We waited and waited at the hotel S- and it started to get aggrivating. No one was at the reception desk. Half an hour later a dopey little fellow showed up and informed us, that at 6 pm, our reservation had been cancelled. I told him what I thought about that. We began a toil to find another accomodation.
We asked around in the district (the Albanian quarter) and found nothing suitable. The one available option was a wickedly overpriced room with two cots. We went to a internet cafe to look online in order to find somewhere cheap, open and available. I found a Hotel K- with beds for 20 Euros each. Not great, but it was the best we could find at seven thirty pm. We caught a taxi because the place was a ways off of our map (and we never could have found it otherwise): even the taxi driver had to ask three other taxi drivers before he found the street.
Twenty minutes after looking online to find that they had a place that would cost 40 Euros for the two of us, the manager at Hotel K- claimed that actually that sort of room wasn't available and we had to take another type of room that costs 55 Euros. It seemed like we were getting a bit of a hussle. That was more than we wanted to spend, so I asked if he had a discount for multiple nights. The manager would cut our bill by five euros a night.

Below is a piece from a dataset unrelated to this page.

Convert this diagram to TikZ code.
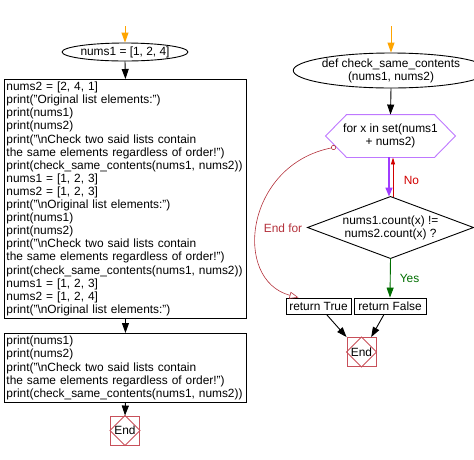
\documentclass[tikz,border=0pt]{standalone}
\usepackage{fontspec}
\setmainfont{Liberation Sans}
\usetikzlibrary{arrows.meta,calc,shapes.geometric}
\definecolor{endred}{RGB}{200,80,90}
\definecolor{forred}{RGB}{180,50,60}
\definecolor{nored}{RGB}{210,0,0}
\definecolor{yesgreen}{RGB}{0,110,0}
\definecolor{hexpurple}{RGB}{190,120,255}
\definecolor{arrpurple}{RGB}{160,60,255}
\definecolor{startorange}{RGB}{255,165,0}
\begin{document}
\begin{tikzpicture}[x=1pt,y=-1pt,line width=0.9pt,
  every node/.style={font=\fontsize{11.9}{13.1}\selectfont},
  tip/.style={-{Triangle[width=7pt,length=10pt]}},
  codebox/.style={draw,rectangle,anchor=north west,text width=238pt,align=left,inner xsep=2pt,inner ysep=1pt,minimum width=242pt},
  retbox/.style={draw,rectangle,inner sep=0pt,minimum height=16pt},
  endnode/.style={draw=endred,rectangle,minimum width=29pt,minimum height=29pt,inner sep=0pt},
  plainbox/.style={rectangle,inner sep=0pt}]
\useasboundingbox (0,0) rectangle (474,459);

% left column
\coordinate (ls) at (125,26);
\node[draw,ellipse,minimum width=103pt,minimum height=18pt,inner sep=0pt] (n1) at (125,52) {nums1 = [1, 2, 4]};
\node[codebox,minimum height=239pt] (b1) at (4,79) {nums2 = [2, 4, 1]\\
print("Original list elements:")\\
print(nums1)\\
print(nums2)\\
print("\textbackslash nCheck two said lists contain\\
the same elements regardless of order!")\\
print(check\_same\_contents(nums1, nums2))\\
nums1 = [1, 2, 3]\\
nums2 = [1, 2, 3]\\
print("\textbackslash nOriginal list elements:")\\
print(nums1)\\
print(nums2)\\
print("\textbackslash nCheck two said lists contain\\
the same elements regardless of order!")\\
print(check\_same\_contents(nums1, nums2))\\
nums1 = [1, 2, 3]\\
nums2 = [1, 2, 4]\\
print("\textbackslash nOriginal list elements:")};
\node[codebox,minimum height=69pt] (b2) at (4,333) {print(nums1)\\
print(nums2)\\
print("\textbackslash nCheck two said lists contain\\
the same elements regardless of order!")\\
print(check\_same\_contents(nums1, nums2))};
\node[endnode] (el) at (125,430.5) {End};
\draw[endred] (el.north) -- (el.east) -- (el.south) -- (el.west) -- cycle;

\draw[tip,startorange] (ls) -- (n1.north);
\draw[tip] (n1.south) -- (b1.north);
\draw[tip] (b1.south) -- (b2.north);
\draw[tip] (b2.south) -- (el.north);

% right column
\coordinate (rs) at (391,26);
\node[draw,ellipse,minimum width=156pt,minimum height=35pt,inner sep=0pt,align=center] (e2) at (391,70.5) {def check\_same\_contents\\(nums1, nums2)};
\node[plainbox,minimum width=129pt,minimum height=42pt,align=center] (h) at (390.5,136) {for x in set(nums1\\+ nums2)};
\draw[hexpurple] (h.west) -- ($(h.north west)+(21,0)$) -- ($(h.north east)+(-21,0)$) -- (h.east) -- ($(h.south east)+(-21,0)$) -- ($(h.south west)+(21,0)$) -- cycle;
\node[plainbox,minimum width=165pt,minimum height=61pt,align=center] (d) at (390.5,227.5) {nums1.count(x) !=\\nums2.count(x) ?};
\draw (d.north) -- (d.east) -- (d.south) -- (d.west) -- cycle;
\node[retbox,minimum width=65pt] (rt) at (318.5,306) {return True};
\node[retbox,minimum width=72pt] (rf) at (390,306) {return False};
\node[endnode] (er) at (361.5,352) {End};
\draw[endred] (er.north) -- (er.east) -- (er.south) -- (er.west) -- cycle;

\draw[tip,startorange] (rs) -- (e2.north);
\draw[tip] (e2.south) -- (h.north);
\draw[arrpurple,line width=1.5pt,-{Triangle[width=7pt,length=9pt]}] ([xshift=-1.5pt]h.south) -- ([xshift=-1.5pt]d.north);
\draw[nored,-{Triangle[width=4pt,length=7pt]}] ([xshift=2.5pt]d.north) -- ([xshift=2.5pt]h.south);
\node[text=nored,anchor=west] (nol) at (400,180) {No};
\draw[yesgreen,tip] (d.south) -- (rf.north);
\node[text=yesgreen,anchor=west] (yesl) at (396,278) {Yes};

\coordinate (efs) at (336,147);
\draw[forred,line width=0.6pt,{Circle[open,length=5pt,width=5pt]}-{Triangle[open,width=7pt,length=9pt]}] (efs) .. controls (245,165) and (232,280) .. ([xshift=-20pt]rt.north);
\node[text=forred,anchor=east] (efl) at (306,228) {End for};

\draw[tip] ([xshift=8pt]rt.south) -- (er.north west);
\draw[tip] ([xshift=-6pt]rf.south) -- ($(er.north)!0.65!(er.north east)$);
\end{tikzpicture}
\end{document}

We told the fellow that we needed some time to talk outside. The advertising / reality price descrepancy was getting me down. We took our bags to the sidewalk and chatted for a moment. Then the manager shouted out the window to us that we could have the room for 40 Euros, but only for one night, and we'd have to see in the morning. After all, he said, it was eight pm and probably no one else would come to take the room. For that, we said "alright" and we had accepted a place to stay. It had European tv so we spent our night catching up on our vedging.